Visualization and Communication
Charts like the one produced by this calculator highlight which activities dominate WAED. Stakeholders quickly see whether a specific workstream is driving risk and can probe for mitigation options. For presentations, overlay the WAED line on cumulative distribution charts to show where your expected value falls relative to best and worst cases.
Advanced Techniques
Professionals often extend WAED in several ways:
- Rolling updates: Update weights weekly with real progress percentages and variance-to-date.
- Bayesian updates: Use Bayesian inference to adjust probabilities as new evidence arrives.
- Correlation-aware weighting: When tasks share resources, adjust weights to avoid double-counting risk.

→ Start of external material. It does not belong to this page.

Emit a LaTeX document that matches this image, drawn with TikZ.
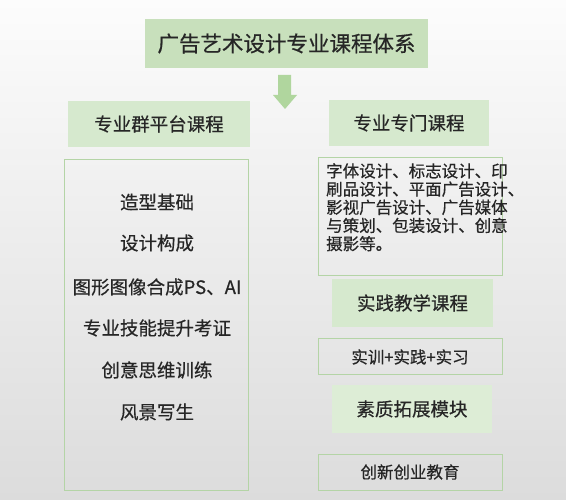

- Integration with Monte Carlo: Use WAED as the expected value within each simulation iteration to maintain computational efficiency.
Common Pitfalls
Despite its strengths, WAED can mislead if inputs are sloppy. Watch out for:
- Inconsistent time units: Always set a global unit (days, weeks, months) so the numerator and denominator align.
- Weights detached from reality: Document the rationale for each weight to preserve institutional knowledge.
- Ignoring dependencies: WAED assumes independence; when that is false, adjust durations to incorporate dependency buffers.
- Obsolete data: Outdated weights make the average stale. Establish a cadence for refreshing risk probabilities.
Governance and Reporting
Federal programs reporting under Earned Value Management Systems or the Capital Programming Guide can integrate WAED into monthly Contract Performance Reports. Provide the WAED compared with baseline and actual durations, plus commentary on drivers. This satisfies oversight teams from bodies such as GAO and the Office of Management and Budget, demonstrating proactive management.
Implementation Roadmap
- Tool adoption: Deploy this calculator or integrate the logic into enterprise dashboards.
- Data governance: Maintain a single source for durations and weights, ideally linked to your scheduling tool.
- Training: Upskill schedulers and risk managers on interpreting WAED outputs and scenario charts.
- Continuous improvement: After each project phase, compare WAED forecasts to actuals to refine weight assignment heuristics.
With consistent application, WAED becomes an indispensable metric that gives leaders both confidence and actionable insight. Use the calculator above every time new information arrives, and pair the output with authoritative guidance from GAO, NASA, and NIST to keep plans defensible.